For applications requiring higher precision (like some physics simulations), consider using arbitrary-precision libraries or symbolic computation tools like Wolfram Alpha.
How does angle wrapping affect the results?
Angle wrapping (or normalization) is crucial in polar form calculations because trigonometric functions are periodic with period 360°. The calculator automatically handles angle wrapping by:
- Converting all input angles to the range [-180°, 180°] for internal calculations
- Using the atan2() function which correctly handles all quadrants
- Displaying the principal value (between -180° and 180°) in results
- Providing equivalent positive angles when they might be more intuitive
This approach ensures:
- Consistent results regardless of input angle format
- Correct quadrant determination for the resultant angle
- Intuitive display of angles (e.g., showing 300° instead of -60° when more appropriate)
For example, 45° and 405° represent the same direction, and the calculator will normalize both to 45° internally while preserving the mathematical equivalence.
Can this calculator handle more than two complex numbers?
This calculator is designed for adding two complex numbers at a time, which covers the fundamental operation. However, you can use it to add multiple numbers by:
- Adding the first two numbers
- Taking the result and adding the third number
- Repeating the process for additional numbers
Due to the associative property of addition, the order doesn’t matter: (z₁ + z₂) + z₃ = z₁ + (z₂ + z₃).
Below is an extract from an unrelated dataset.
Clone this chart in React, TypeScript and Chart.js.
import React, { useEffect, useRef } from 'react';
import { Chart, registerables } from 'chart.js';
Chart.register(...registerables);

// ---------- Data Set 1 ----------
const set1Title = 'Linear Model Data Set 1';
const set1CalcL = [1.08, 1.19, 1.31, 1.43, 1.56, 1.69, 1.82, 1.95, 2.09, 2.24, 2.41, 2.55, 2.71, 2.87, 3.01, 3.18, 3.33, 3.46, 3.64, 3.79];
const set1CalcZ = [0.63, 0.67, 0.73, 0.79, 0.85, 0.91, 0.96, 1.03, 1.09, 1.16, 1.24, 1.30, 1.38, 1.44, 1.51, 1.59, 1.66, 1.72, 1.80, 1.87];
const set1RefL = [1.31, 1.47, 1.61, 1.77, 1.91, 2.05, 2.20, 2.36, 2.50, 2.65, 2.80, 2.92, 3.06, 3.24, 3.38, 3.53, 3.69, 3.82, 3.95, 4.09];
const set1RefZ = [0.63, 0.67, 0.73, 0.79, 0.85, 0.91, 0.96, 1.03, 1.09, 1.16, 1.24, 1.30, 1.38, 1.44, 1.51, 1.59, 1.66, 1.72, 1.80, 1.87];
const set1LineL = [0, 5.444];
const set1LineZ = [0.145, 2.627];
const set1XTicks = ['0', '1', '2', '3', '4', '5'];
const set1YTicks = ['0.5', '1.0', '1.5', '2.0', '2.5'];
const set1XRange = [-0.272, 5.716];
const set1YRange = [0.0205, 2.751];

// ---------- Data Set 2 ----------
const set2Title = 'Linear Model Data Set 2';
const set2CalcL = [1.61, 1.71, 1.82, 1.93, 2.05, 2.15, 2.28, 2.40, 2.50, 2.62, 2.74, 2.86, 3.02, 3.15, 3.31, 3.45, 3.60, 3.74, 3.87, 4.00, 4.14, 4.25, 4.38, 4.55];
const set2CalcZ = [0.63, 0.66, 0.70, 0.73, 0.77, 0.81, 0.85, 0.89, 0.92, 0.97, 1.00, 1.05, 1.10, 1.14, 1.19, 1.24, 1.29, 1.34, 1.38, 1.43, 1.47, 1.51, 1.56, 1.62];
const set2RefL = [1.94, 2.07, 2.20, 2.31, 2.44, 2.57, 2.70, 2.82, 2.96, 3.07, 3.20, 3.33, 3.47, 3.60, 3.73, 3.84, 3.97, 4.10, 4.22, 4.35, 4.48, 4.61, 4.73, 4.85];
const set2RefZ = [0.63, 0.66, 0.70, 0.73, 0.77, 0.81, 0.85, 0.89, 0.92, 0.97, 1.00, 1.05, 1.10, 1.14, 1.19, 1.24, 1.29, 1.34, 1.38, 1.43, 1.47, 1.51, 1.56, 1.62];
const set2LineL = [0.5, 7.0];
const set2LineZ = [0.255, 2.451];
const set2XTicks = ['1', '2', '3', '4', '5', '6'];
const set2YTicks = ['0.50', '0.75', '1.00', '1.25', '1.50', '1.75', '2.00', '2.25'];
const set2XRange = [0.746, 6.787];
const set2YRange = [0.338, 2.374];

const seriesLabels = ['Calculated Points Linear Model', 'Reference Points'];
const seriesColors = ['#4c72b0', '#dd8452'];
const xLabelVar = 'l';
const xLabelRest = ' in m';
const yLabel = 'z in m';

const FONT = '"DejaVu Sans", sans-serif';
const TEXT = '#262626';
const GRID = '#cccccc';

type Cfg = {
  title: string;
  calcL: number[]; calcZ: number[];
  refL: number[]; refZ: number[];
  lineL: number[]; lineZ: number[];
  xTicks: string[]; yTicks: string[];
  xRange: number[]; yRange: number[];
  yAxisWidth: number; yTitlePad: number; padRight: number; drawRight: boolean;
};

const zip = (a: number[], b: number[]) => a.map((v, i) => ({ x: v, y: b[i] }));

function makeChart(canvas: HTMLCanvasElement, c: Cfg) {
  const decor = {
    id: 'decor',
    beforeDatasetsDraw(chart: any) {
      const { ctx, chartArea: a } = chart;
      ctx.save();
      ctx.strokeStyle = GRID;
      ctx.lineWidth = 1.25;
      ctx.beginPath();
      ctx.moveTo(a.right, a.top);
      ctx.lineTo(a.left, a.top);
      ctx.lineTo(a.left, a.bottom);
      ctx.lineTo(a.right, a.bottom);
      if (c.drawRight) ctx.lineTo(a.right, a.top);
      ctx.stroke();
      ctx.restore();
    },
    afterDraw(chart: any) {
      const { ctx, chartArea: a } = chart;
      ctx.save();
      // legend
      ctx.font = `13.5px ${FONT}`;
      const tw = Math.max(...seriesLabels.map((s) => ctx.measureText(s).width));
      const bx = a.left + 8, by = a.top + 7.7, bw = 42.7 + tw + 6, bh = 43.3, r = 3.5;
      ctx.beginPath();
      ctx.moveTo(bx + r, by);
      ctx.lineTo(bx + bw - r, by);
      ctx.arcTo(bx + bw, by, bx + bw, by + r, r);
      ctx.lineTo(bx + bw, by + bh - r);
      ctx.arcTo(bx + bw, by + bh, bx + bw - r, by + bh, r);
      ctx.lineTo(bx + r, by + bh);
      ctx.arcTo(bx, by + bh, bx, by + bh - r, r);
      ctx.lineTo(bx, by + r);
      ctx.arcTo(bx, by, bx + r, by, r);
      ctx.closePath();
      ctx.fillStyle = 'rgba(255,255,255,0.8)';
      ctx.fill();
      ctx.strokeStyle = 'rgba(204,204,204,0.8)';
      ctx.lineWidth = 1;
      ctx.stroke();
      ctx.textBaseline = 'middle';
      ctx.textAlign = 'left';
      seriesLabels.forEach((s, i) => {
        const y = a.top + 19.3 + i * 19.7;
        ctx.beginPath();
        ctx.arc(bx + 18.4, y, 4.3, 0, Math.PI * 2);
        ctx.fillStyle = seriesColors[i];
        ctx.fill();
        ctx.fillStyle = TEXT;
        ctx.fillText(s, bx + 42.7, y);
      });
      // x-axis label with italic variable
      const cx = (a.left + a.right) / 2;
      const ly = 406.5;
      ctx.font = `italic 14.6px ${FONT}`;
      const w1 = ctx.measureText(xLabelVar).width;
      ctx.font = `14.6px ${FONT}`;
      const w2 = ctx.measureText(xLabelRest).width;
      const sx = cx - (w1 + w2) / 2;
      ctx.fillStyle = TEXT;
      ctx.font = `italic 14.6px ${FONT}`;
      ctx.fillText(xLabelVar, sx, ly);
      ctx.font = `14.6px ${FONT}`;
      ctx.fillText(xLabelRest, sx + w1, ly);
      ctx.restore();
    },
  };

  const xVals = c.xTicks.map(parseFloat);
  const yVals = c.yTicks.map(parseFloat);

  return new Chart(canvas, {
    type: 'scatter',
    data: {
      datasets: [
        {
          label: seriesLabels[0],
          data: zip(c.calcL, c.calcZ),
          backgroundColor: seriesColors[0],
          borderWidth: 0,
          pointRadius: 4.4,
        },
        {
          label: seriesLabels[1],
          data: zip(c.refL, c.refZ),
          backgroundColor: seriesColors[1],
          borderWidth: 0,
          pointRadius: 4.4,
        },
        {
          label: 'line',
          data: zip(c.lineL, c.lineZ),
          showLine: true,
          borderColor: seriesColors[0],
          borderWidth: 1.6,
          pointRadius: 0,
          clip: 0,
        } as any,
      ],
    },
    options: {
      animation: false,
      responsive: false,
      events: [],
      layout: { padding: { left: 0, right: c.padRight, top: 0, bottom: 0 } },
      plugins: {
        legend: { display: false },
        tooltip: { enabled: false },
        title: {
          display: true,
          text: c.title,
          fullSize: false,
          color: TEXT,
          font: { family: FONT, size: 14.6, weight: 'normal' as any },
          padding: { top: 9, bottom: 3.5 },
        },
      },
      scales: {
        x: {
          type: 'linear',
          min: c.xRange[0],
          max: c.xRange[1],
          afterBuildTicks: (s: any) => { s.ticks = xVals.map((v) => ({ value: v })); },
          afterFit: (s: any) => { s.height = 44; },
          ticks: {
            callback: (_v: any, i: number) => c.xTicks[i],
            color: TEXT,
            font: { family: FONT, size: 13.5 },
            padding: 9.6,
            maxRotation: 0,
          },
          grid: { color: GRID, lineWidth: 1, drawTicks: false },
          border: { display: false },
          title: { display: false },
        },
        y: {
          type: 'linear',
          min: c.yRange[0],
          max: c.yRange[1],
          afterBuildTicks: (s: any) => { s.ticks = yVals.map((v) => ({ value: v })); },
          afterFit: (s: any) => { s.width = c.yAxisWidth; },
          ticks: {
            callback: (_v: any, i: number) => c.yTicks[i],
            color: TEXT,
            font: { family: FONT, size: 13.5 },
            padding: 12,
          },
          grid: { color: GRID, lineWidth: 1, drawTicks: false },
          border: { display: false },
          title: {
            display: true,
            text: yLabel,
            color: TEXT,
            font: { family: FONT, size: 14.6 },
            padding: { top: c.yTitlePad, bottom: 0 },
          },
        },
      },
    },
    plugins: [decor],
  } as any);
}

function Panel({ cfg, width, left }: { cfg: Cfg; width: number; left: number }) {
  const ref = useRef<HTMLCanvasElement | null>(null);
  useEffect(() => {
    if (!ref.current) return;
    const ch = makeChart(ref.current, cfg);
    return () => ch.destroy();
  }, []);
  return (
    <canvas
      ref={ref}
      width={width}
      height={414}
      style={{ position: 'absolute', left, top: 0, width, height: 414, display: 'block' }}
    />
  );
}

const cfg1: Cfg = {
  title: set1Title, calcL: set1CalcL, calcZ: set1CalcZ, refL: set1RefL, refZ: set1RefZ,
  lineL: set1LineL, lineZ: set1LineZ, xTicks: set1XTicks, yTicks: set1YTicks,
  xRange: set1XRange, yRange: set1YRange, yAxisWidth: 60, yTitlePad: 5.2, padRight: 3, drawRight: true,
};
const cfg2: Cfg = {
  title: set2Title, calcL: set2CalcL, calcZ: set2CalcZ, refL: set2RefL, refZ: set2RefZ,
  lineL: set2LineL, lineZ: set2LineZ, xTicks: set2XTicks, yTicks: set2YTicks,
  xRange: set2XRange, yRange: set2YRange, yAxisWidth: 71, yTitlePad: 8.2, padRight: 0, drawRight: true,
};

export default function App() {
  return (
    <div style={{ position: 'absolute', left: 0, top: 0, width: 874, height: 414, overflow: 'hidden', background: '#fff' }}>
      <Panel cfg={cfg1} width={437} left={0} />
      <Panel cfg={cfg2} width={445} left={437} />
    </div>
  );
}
For practical purposes with many numbers:
- Group numbers with similar angles first (more efficient computation)
- Use the rectangular form for adding many numbers, then convert the final sum to polar form
- Consider using mathematical software like MATLAB or Python with NumPy for large-scale operations
The step-by-step display makes this calculator particularly useful for understanding the addition process, which remains the same regardless of how many numbers you’re adding.
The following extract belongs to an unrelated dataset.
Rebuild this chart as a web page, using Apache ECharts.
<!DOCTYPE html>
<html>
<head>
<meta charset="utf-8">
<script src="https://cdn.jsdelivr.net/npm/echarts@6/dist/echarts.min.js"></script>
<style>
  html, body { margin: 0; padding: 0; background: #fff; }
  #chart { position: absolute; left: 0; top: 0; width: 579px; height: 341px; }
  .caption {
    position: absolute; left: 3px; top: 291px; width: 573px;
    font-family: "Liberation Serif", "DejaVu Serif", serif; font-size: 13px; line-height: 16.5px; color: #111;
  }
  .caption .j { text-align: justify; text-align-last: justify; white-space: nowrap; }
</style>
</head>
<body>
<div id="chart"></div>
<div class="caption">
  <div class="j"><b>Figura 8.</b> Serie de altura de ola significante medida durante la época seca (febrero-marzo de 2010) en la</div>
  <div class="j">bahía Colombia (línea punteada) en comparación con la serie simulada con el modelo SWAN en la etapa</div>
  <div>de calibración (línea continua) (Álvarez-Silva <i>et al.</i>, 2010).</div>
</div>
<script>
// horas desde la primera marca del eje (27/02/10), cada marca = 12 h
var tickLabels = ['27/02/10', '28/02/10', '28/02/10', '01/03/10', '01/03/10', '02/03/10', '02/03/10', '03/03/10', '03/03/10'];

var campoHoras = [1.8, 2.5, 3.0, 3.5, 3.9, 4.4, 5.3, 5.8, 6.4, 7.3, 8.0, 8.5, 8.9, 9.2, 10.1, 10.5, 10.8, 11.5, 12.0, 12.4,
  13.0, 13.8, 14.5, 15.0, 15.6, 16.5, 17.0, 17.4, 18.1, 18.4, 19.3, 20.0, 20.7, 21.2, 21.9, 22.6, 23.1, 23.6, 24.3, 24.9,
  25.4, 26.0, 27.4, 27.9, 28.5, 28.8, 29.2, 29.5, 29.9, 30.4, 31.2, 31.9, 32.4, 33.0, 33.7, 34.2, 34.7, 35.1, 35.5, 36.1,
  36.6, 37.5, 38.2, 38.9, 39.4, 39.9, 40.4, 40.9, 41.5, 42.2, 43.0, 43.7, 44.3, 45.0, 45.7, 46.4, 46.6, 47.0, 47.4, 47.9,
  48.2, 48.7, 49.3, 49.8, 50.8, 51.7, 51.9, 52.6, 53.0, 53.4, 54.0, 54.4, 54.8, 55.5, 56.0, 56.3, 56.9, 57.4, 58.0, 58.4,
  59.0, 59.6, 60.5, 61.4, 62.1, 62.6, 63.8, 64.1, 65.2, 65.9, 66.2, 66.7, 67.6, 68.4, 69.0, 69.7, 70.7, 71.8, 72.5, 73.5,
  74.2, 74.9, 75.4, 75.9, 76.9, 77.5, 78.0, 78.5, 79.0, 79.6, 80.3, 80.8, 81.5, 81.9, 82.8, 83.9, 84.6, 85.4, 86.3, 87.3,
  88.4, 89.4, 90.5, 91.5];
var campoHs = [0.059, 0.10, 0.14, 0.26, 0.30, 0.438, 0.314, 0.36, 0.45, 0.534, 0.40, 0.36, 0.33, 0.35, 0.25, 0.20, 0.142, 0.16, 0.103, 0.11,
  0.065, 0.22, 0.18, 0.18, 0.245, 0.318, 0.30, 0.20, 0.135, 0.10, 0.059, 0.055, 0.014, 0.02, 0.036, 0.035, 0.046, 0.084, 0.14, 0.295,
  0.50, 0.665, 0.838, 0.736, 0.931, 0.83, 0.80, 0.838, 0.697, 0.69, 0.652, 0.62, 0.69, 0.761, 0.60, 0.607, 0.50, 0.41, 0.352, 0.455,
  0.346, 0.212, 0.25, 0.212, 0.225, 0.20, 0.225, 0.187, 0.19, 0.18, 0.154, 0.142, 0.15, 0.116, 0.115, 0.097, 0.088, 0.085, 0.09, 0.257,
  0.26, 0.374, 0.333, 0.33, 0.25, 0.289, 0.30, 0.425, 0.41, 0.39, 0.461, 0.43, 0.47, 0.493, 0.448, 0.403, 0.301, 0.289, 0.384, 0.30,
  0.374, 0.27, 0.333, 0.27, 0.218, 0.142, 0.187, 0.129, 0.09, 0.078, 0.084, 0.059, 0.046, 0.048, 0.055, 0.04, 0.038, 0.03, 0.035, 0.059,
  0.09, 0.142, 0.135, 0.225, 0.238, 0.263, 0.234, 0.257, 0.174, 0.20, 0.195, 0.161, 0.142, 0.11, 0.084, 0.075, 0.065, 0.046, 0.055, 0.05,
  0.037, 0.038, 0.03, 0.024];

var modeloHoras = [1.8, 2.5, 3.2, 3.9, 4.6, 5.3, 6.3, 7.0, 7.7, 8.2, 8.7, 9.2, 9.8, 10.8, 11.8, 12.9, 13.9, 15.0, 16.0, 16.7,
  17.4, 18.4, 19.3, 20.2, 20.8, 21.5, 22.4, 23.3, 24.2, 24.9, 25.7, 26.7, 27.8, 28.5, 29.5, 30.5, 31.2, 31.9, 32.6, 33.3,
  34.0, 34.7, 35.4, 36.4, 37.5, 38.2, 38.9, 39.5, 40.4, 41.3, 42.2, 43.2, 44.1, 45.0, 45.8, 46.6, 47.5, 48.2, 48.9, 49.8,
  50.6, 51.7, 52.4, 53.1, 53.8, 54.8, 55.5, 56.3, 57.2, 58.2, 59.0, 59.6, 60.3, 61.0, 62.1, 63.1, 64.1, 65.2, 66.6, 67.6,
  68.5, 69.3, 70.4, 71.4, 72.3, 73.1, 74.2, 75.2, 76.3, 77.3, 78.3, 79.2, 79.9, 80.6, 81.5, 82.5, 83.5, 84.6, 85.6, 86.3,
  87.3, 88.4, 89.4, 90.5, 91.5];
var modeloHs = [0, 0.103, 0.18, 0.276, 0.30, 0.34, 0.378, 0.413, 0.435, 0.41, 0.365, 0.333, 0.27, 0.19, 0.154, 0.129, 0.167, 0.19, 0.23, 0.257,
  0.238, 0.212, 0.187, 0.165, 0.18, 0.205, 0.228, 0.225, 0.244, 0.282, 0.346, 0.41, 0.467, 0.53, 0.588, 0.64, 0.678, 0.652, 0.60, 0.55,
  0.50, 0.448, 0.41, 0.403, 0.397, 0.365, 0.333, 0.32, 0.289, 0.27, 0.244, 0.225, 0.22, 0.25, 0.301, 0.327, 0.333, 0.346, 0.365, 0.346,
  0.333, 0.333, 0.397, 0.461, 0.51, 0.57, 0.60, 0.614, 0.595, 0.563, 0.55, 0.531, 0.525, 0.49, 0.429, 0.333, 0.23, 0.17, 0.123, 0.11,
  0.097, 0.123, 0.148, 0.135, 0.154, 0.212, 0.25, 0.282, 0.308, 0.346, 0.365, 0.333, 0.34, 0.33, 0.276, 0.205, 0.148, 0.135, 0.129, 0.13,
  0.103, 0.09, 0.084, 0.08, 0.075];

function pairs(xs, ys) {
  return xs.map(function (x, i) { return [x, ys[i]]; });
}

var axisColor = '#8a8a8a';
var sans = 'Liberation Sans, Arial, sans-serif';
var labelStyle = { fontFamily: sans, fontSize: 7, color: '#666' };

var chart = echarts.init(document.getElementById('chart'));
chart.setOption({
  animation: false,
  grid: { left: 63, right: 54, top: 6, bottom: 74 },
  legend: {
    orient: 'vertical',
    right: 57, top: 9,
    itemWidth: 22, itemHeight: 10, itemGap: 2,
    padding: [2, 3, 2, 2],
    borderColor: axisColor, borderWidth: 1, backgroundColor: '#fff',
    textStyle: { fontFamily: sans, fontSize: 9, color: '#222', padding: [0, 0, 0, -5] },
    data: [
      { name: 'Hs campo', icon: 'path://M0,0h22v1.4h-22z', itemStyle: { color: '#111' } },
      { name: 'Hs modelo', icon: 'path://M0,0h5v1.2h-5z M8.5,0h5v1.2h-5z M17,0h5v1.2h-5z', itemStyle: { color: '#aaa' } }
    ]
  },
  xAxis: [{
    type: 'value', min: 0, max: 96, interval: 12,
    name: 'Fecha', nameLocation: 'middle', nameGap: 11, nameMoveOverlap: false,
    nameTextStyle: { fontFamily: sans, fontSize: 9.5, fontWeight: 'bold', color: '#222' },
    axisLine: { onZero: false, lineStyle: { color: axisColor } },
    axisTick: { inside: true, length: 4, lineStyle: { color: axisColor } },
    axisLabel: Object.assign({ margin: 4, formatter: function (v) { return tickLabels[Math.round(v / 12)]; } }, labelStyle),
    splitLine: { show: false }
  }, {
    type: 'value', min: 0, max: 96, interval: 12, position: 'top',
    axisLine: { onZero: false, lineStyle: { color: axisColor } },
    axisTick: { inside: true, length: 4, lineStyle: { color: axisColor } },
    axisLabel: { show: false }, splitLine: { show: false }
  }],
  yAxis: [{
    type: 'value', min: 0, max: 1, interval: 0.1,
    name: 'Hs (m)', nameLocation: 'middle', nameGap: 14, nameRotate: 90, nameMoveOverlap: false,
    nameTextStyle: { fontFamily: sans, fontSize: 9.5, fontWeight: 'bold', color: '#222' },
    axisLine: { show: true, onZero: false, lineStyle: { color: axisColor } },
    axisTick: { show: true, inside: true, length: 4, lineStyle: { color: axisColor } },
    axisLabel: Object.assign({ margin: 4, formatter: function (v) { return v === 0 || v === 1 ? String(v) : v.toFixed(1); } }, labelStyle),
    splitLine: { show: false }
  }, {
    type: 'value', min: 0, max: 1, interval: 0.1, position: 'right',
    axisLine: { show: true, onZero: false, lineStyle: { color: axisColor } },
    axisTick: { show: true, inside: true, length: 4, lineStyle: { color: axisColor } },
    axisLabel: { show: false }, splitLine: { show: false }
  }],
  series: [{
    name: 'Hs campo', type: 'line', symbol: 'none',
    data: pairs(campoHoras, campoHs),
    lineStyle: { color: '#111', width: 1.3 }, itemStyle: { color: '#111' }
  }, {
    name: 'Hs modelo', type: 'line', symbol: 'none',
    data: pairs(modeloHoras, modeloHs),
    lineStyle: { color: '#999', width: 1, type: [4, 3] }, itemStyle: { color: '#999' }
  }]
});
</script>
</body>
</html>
What are some common mistakes when adding polar forms?
Even experienced engineers sometimes make these mistakes:
- Adding magnitudes directly: r₁ + r₂ ≠ correct magnitude of the sum
- Averaging angles: (θ₁ + θ₂)/2 ≠ angle of the sum
- Ignoring angle normalization: Not adjusting angles to [-180°, 180°] before calculation
- Mixing radians and degrees: Always ensure consistent angle units
- Forgetting quadrant adjustment: Not checking signs of real/imaginary parts when calculating arctan
- Negative magnitude handling: Not converting to positive magnitude with 180° shift
- Precision errors: Rounding intermediate steps too aggressively
This calculator helps avoid these mistakes by:
- Showing all intermediate steps
- Automatically handling angle normalization
- Using full precision for internal calculations
- Providing visual verification through the graph
Are there any real-world limitations to polar form addition?
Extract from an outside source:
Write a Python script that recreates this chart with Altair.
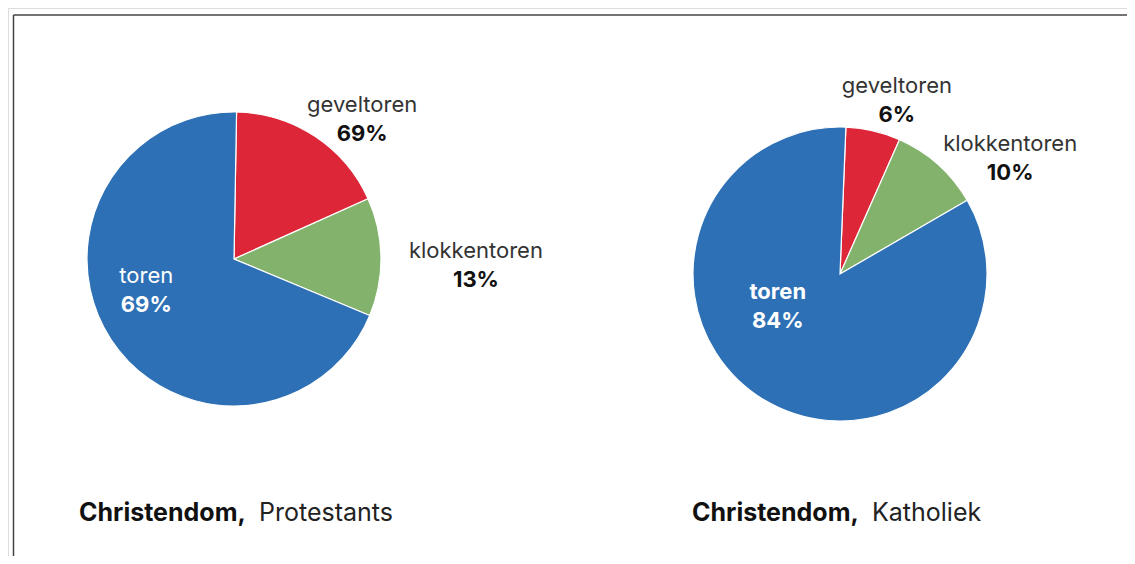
import math
import altair as alt
import pandas as pd

# ---- data ----
categories = ["geveltoren", "klokkentoren", "toren"]
protestants_values = [18, 13, 69]
protestants_labels = ["69%", "13%", "69%"]   # as printed in the source
katholiek_values = [6, 10, 84]
katholiek_labels = ["6%", "10%", "84%"]
colors = ["#dd2739", "#83b26c", "#2e70b6"]

# ---- layout (pixels / degrees) ----
W, H = 1119, 548
R = 147
CENTER_L = (226, 251)
CENTER_R = (832, 266)
START_L = 1.0
START_R = 2.3
# label anchors: (angle from top, clockwise, degrees; distance from centre, px)
LABEL_L = {"geveltoren": (42.4, 190), "klokkentoren": (91.4, 242), "toren": (250.6, 93)}
LABEL_R = {"geveltoren": (18.1, 183), "klokkentoren": (55.7, 206), "toren": (242.7, 70)}
FONT = "Inter"
LABEL_SIZE = 22
TITLE_SIZE = 25


def pie_df(values, labels, lpos):
    return pd.DataFrame({
        "cat": categories,
        "value": values,
        "pct": labels,
        "idx": list(range(len(categories))),
        "la": [math.radians(lpos[c][0]) for c in categories],
        "lr": [lpos[c][1] for c in categories],
        "inside": [c == "toren" for c in categories],
    })


color_scale = alt.Scale(domain=categories, range=colors)


def pie(df, center, start):
    s = math.radians(start)
    return alt.Chart(df).mark_arc(radius=R, stroke="white", strokeWidth=1.2).encode(
        theta=alt.Theta("value:Q", stack=True, scale=alt.Scale(range=[s, s + 2 * math.pi])),
        order=alt.Order("idx:Q"),
        color=alt.Color("cat:N", scale=color_scale, legend=None),
        x=alt.value(center[0]),
        y=alt.value(center[1]),
    )


def labels(df, center, inner_bold_name):
    outside = df[~df["inside"]]
    inside = df[df["inside"]]
    common = dict(
        theta=alt.Theta("la:Q", scale=None),
        radius=alt.Radius("lr:Q", scale=None),
        x=alt.value(center[0]),
        y=alt.value(center[1]),
    )
    txt = dict(font=FONT, fontSize=LABEL_SIZE, align="center", baseline="middle")
    return [
        alt.Chart(outside).mark_text(color="#333333", dy=-14, **txt).encode(text="cat:N", **common),
        alt.Chart(outside).mark_text(fontWeight="bold", color="#111111", dy=15, **txt)
        .encode(text="pct:N", **common),
        alt.Chart(inside).mark_text(fontWeight="bold" if inner_bold_name else "normal",
                                    color="white", dy=-14, **txt).encode(text="cat:N", **common),
        alt.Chart(inside).mark_text(fontWeight="bold", color="white", dy=15, **txt)
        .encode(text="pct:N", **common),
    ]


df_l = pie_df(protestants_values, protestants_labels, LABEL_L)
df_r = pie_df(katholiek_values, katholiek_labels, LABEL_R)

anchor = pd.DataFrame({"a": [0]})


def title(bold, regular, x_bold, x_reg, y):
    t1 = alt.Chart(anchor).mark_text(font=FONT, fontSize=TITLE_SIZE, fontWeight="bold", color="#111111",
                                      align="left", baseline="alphabetic", text=bold).encode(
        x=alt.value(x_bold), y=alt.value(y))
    t2 = alt.Chart(anchor).mark_text(font=FONT, fontSize=TITLE_SIZE, color="#222222",
                                      align="left", baseline="alphabetic", text=regular).encode(
        x=alt.value(x_reg), y=alt.value(y))
    return [t1, t2]


border_v = alt.Chart(anchor).mark_rule(color="#444444", strokeWidth=1.5).encode(
    x=alt.value(5.5), y=alt.value(7), y2=alt.value(H))
border_h = alt.Chart(anchor).mark_rule(color="#444444", strokeWidth=1.5).encode(
    x=alt.value(5.5), x2=alt.value(W), y=alt.value(7))

layers = [border_v, border_h,
          pie(df_l, CENTER_L, START_L), pie(df_r, CENTER_R, START_R)]
layers += labels(df_l, CENTER_L, False)
layers += labels(df_r, CENTER_R, True)
layers += title("Christendom,", "Protestants", 71, 251, 513)
layers += title("Christendom,", "Katholiek", 684, 864, 513)

chart = alt.layer(*layers).resolve_scale(theta="independent").properties(
    width=W, height=H, autosize=alt.AutoSizeParams(type="none"), padding=0
).configure_view(stroke=None).configure(background="white")

chart.save("out.html", embed_options={"renderer": "svg", "actions": False})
While polar form addition is mathematically sound, practical applications have some limitations:
- Computational Overhead: The conversion process requires more calculations than direct rectangular addition
- Precision Loss: Multiple conversions can accumulate floating-point errors
- Visualization Challenges: Phasor diagrams become complex with many vectors
- Ambiguity at Zero: The angle becomes undefined when magnitude is zero
- Periodic Nature: Angles differing by 360° are equivalent, requiring careful handling
In practice:
- For simple additions, rectangular form is often more efficient
- For mixed operations (addition + multiplication), convert to polar first
- In programming, use dedicated complex number libraries
- For graphical applications, polar form provides better intuition
The choice between forms depends on the specific application requirements and which representation provides more intuitive understanding of the problem.